Banken in der Pflicht

Für Banken wiederum werden die Anforderungen an das Risikomanagement mit der siebten Novelle der MaRisk konkretisiert. Die MaRisk greifen zentrale Erwartungen des BaFin-Merkblatts zum Umgang mit Nachhaltigkeitsrisiken auf und machen sie dadurch verbindlich und prüfungsrelevant. In die Novelle einfließen werden auch Leitlinien der Europäischen Bankenaufsicht (EBA) zum Umgang mit ESG-Risiken.

Die Bankenaufsicht der BaFin hat zudem an einer Untersuchung der EZB mitgewirkt. Hierbei ging es unter anderem darum, ob Kreditinstitute Klima- und Umweltrisiken quantifizieren können und wie sie diese im Kreditvergabeprozess, bei der Bewertung von Sicherheiten und in der Konditionengestaltung berücksichtigen. Das Ergebnis zeigte: Kleine und mittelgroße deutsche Institute haben im Umgang mit Klima- und Umweltrisiken Fortschritte gemacht, aber es besteht noch Verbesserungspotenzial. Anders als in der Schadenversicherung führen Naturkatastrophenrisiken nämlich für Kreditinstitute in der Regel nicht direkt zu Kostensteigerungen. Sie können aber eine höhere Risikovorsorge oder im schlimmsten Fall auch Zahlungsausfälle bei Kreditnehmern verursachen.

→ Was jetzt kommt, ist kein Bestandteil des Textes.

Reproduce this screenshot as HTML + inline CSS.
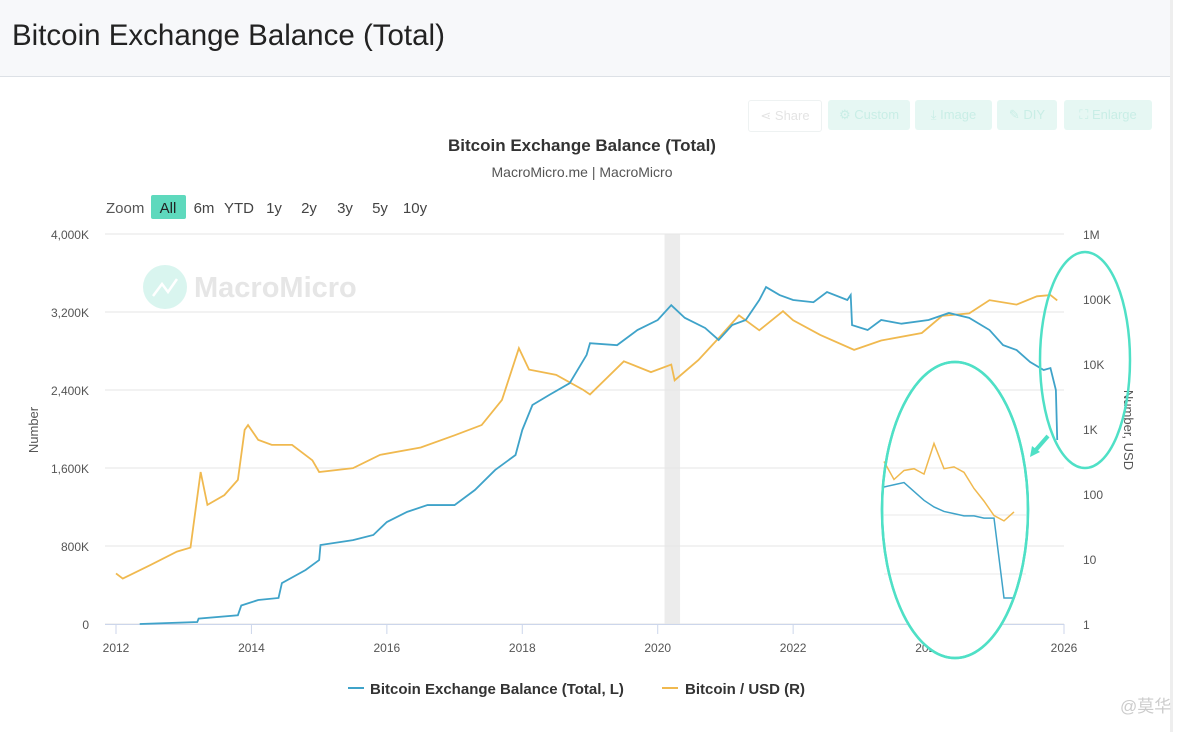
<!DOCTYPE html>
<html><head><meta charset="utf-8"><style>
body{margin:0;width:1199px;height:732px;background:#fff;font-family:"Liberation Sans","Noto Sans CJK SC",sans-serif;overflow:hidden;position:relative}
#hdr{position:absolute;left:0;top:0;width:1170px;height:76px;background:#f7f8fa;border-bottom:1px solid #dde1e6}
#hdr h1{margin:0;position:absolute;left:12px;top:19px;font-weight:normal;font-size:29.5px;color:#222}
.btn{position:absolute;top:100px;height:30px;border-radius:3px;background:#e6f7f3;color:#c9eee6;font-size:13px;line-height:30px;text-align:center}
#rb{position:absolute;left:1170px;top:0;width:3px;height:732px;background:#eee}
</style></head><body>
<div id="hdr"><h1>Bitcoin Exchange Balance (Total)</h1></div>
<div id="rb"></div>
<div class="btn" style="left:748px;width:72px;background:#fff;border:1px solid #eef2f2;color:#e4e4e4">⋖ Share</div>
<div class="btn" style="left:828px;width:82px">⚙ Custom</div>
<div class="btn" style="left:915px;width:77px">⤓ Image</div>
<div class="btn" style="left:997px;width:60px">✎ DIY</div>
<div class="btn" style="left:1064px;width:88px">⛶ Enlarge</div>
<svg id="c" width="1199" height="732" style="position:absolute;left:0;top:0"></svg>
<script>
const years=[2012,2014,2016,2018,2020,2022,2024,2026];
const leftTicks=[0,800,1600,2400,3200,4000];
const rightTicks=[1,10,100,1000,10000,100000,1000000];
const rightLabels=['1','10','100','1K','10K','100K','1M'];
const balDates=[2012.35,2013.2,2013.22,2013.8,2013.85,2014.1,2014.4,2014.45,2014.8,2015.0,2015.02,2015.5,2015.8,2016.0,2016.3,2016.6,2017.0,2017.3,2017.6,2017.9,2018.0,2018.15,2018.4,2018.7,2018.95,2019.0,2019.4,2019.7,2020.0,2020.2,2020.4,2020.7,2020.9,2021.1,2021.3,2021.5,2021.6,2021.8,2022.0,2022.3,2022.5,2022.8,2022.85,2022.87,2023.1,2023.3,2023.6,2024.0,2024.3,2024.6,2024.9,2025.1,2025.3,2025.5,2025.7,2025.8,2025.88,2025.9];
const balValues=[0,20,55,90,190,246,267,420,554,656,810,860,913,1046,1150,1220,1220,1374,1580,1733,1990,2246,2350,2470,2760,2880,2860,3015,3118,3270,3140,3036,2913,3066,3118,3323,3456,3374,3323,3300,3405,3323,3374,3066,3015,3118,3080,3118,3190,3140,3015,2861,2810,2687,2605,2625,2400,1887];
const pxDates=[2012.0,2012.1,2012.5,2012.9,2013.1,2013.25,2013.35,2013.6,2013.8,2013.9,2013.95,2014.1,2014.3,2014.6,2014.9,2015.0,2015.5,2015.9,2016.5,2017.0,2017.4,2017.7,2017.95,2018.1,2018.5,2018.9,2019.0,2019.5,2019.9,2020.2,2020.25,2020.6,2020.9,2021.2,2021.5,2021.85,2022.0,2022.4,2022.9,2023.3,2023.9,2024.2,2024.6,2024.9,2025.3,2025.6,2025.8,2025.9];
const pxValues=[6,5,8,13,15,218,68,96,165,970,1150,680,570,570,330,218,250,400,520,800,1150,2800,17500,8200,6800,4000,3400,11000,7500,9800,5600,11500,25000,56000,33000,65000,47000,28000,16500,23000,30000,55000,60000,96000,82000,110000,115000,95000];
const insetIdx=[0,1,2,3,4,5,6,7,8,9,10,11,12,13];
const insetPx=[110,90,100,102,96,130,102,104,98,80,66,50,44,54];
const insetBal=[60,61,62,58,54,51,49,48,47,47,46,46,10,10];
const NS='http://www.w3.org/2000/svg';
const svg=document.getElementById('c');
function mk(t,a,p){const e=document.createElementNS(NS,t);for(const k in a)e.setAttribute(k,a[k]);(p||svg).appendChild(e);return e;}
const X=y=>116+(y-2012)/14*948;
const YL=v=>624-v/4000*390;
const YR=v=>624-Math.log10(v)*65;
const F='Liberation Sans, sans-serif';
let b=mk('rect',{x:X(2020.1),y:234,width:X(2020.33)-X(2020.1),height:390,fill:'#ececec'});

leftTicks.forEach(v=>{let l=mk('line',{x1:105,x2:1064,y1:YL(v),y2:YL(v),stroke:'#e6e6e6'});
let t=mk('text',{x:89,y:YL(v)+5,'text-anchor':'end','font-size':12,fill:'#555','font-family':F});t.textContent=v===0?'0':v.toLocaleString('en-US')+'K';});
rightTicks.forEach((v,i)=>{let t=mk('text',{x:1083,y:YR(v)+5,'font-size':12,fill:'#555','font-family':F});t.textContent=rightLabels[i];});
mk('line',{x1:105,x2:1064,y1:624.5,y2:624.5,stroke:'#ccd6eb'});
years.forEach(y=>{mk('line',{x1:X(y),x2:X(y),y1:624,y2:634,stroke:'#ccd6eb'});let t=mk('text',{x:X(y),y:652,'text-anchor':'middle','font-size':12,fill:'#555','font-family':F});t.textContent=y;});
let yt=mk('text',{x:0,y:0,transform:'translate(38,430) rotate(-90)','text-anchor':'middle','font-size':13,fill:'#555','font-family':F});yt.textContent='Number';
let yt2=mk('text',{x:0,y:0,transform:'translate(1124,430) rotate(90)','text-anchor':'middle','font-size':13,fill:'#555','font-family':F});yt2.textContent='Number, USD';
let wm=mk('circle',{cx:165,cy:287,r:22,fill:'#d9f5ef'});
mk('polyline',{points:'153,296 162,284 168,292 177,279',fill:'none',stroke:'#fff','stroke-width':2.5});
let wt=mk('text',{x:194,y:297,'font-size':29,fill:'#e6e6e6','font-family':F,'font-weight':'bold'});wt.textContent='MacroMicro';
let ti=mk('text',{x:582,y:151,'text-anchor':'middle','font-size':17,'font-weight':'bold',fill:'#333','font-family':F});ti.textContent='Bitcoin Exchange Balance (Total)';
let st=mk('text',{x:582,y:177,'text-anchor':'middle','font-size':14,fill:'#555','font-family':F});st.textContent='MacroMicro.me | MacroMicro';
let zl=mk('text',{x:106,y:213,'font-size':15,fill:'#555','font-family':F});zl.textContent='Zoom';
let za=mk('rect',{x:151,y:195,width:35,height:24,rx:2,fill:'#5ed9bd'});
[['All',168],['6m',204],['YTD',239],['1y',274],['2y',309],['3y',345],['5y',380],['10y',415]].forEach(([s,x])=>{let t=mk('text',{x:x,y:213,'text-anchor':'middle','font-size':15,fill:s==='All'?'#222':'#444','font-family':F});t.textContent=s;});
let pp=mk('polyline',{points:pxDates.map((d,i)=>X(d)+','+YR(pxValues[i])).join(' '),fill:'none',stroke:'#f0b94f','stroke-width':1.8});
let bp=mk('polyline',{points:balDates.map((d,i)=>X(d)+','+YL(balValues[i])).join(' '),fill:'none',stroke:'#3fa3c9','stroke-width':1.8});
let ie=mk('ellipse',{cx:955,cy:510,rx:73,ry:148,fill:'#fff',stroke:'#4fe0c6','stroke-width':2.5});
[468,515,546,574].forEach(y=>mk('line',{x1:884,x2:1026,y1:y,y2:y,stroke:'#e8e8e8'}));
const IX=i=>884+i*10, IY=v=>520-(v-45)*0.9, IB=v=>598-(v-10)*2.22;
let ip=mk('polyline',{points:insetIdx.map(i=>IX(i)+','+IY(insetPx[i])).join(' '),fill:'none',stroke:'#f0b94f','stroke-width':1.5});
let ib=mk('polyline',{points:insetIdx.map(i=>IX(i)+','+IB(insetBal[i])).join(' '),fill:'none',stroke:'#3fa3c9','stroke-width':1.5});
mk('ellipse',{cx:955,cy:510,rx:73,ry:148,fill:'none',stroke:'#4fe0c6','stroke-width':2.5});
let oe=mk('ellipse',{cx:1085,cy:360,rx:45,ry:108,fill:'none',stroke:'#4fe0c6','stroke-width':2.5});
let ar=mk('line',{x1:1048,y1:436,x2:1034,y2:452,stroke:'#4fe0c6','stroke-width':4});
mk('polygon',{points:'1030,457 1032,446 1040,452',fill:'#4fe0c6'});
mk('line',{x1:348,x2:364,y1:688,y2:688,stroke:'#3fa3c9','stroke-width':2});
let l1=mk('text',{x:370,y:694,'font-size':15,'font-weight':'bold',fill:'#333','font-family':F});l1.textContent='Bitcoin Exchange Balance (Total, L)';
mk('line',{x1:662,x2:678,y1:688,y2:688,stroke:'#f0b94f','stroke-width':2});
let l2=mk('text',{x:685,y:694,'font-size':15,'font-weight':'bold',fill:'#333','font-family':F});l2.textContent='Bitcoin / USD (R)';
let wm2=mk('text',{x:1120,y:712,'font-size':17,fill:'#ccc','font-family':'Liberation Sans, Noto Sans CJK SC, sans-serif'});wm2.textContent='@莫华';
</script>
</body></html>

BaFin wirkt an Weiterentwicklung des Themas mit

Über die drei europäischen Aufsichtsbehörden ist die BaFin an der Weiterentwicklung des Themas Sustainable Finance auf EU-Ebene beteiligt. Darüber hinaus ist sie als ständige Beobachterin im Sustainable-Finance-Beirat der Bundesregierung und als Mitglied im Network of Central Banks and Supervisors for Greening the Financial System (NGFS) tätig.

Die BaFin versteht Sustainable Finance als geschäftsbereichsübergreifendes Thema. Aus diesem Grund hat sie das Zentrum Sustainable Finance eingerichtet. Dieses ist für strategische Fragestellungen verantwortlich und erarbeitet gemeinsam mit den Geschäftsbereichen Positionierungen zum Thema Nachhaltigkeit in der Finanzbranche. Im September 2022 veranstaltete es auch die Konferenz Sustainable Finance, bei der in Berlin Expertinnen und Experten über Regulierung und Praxisfragen in Sachen ESG diskutierten.

Fußnote

  1. 1Die Regelung in Art. 4 Taxonomieverordnung zielt auf staatliche Maßnahmen und nicht auf Finanzmarktteilnehmer.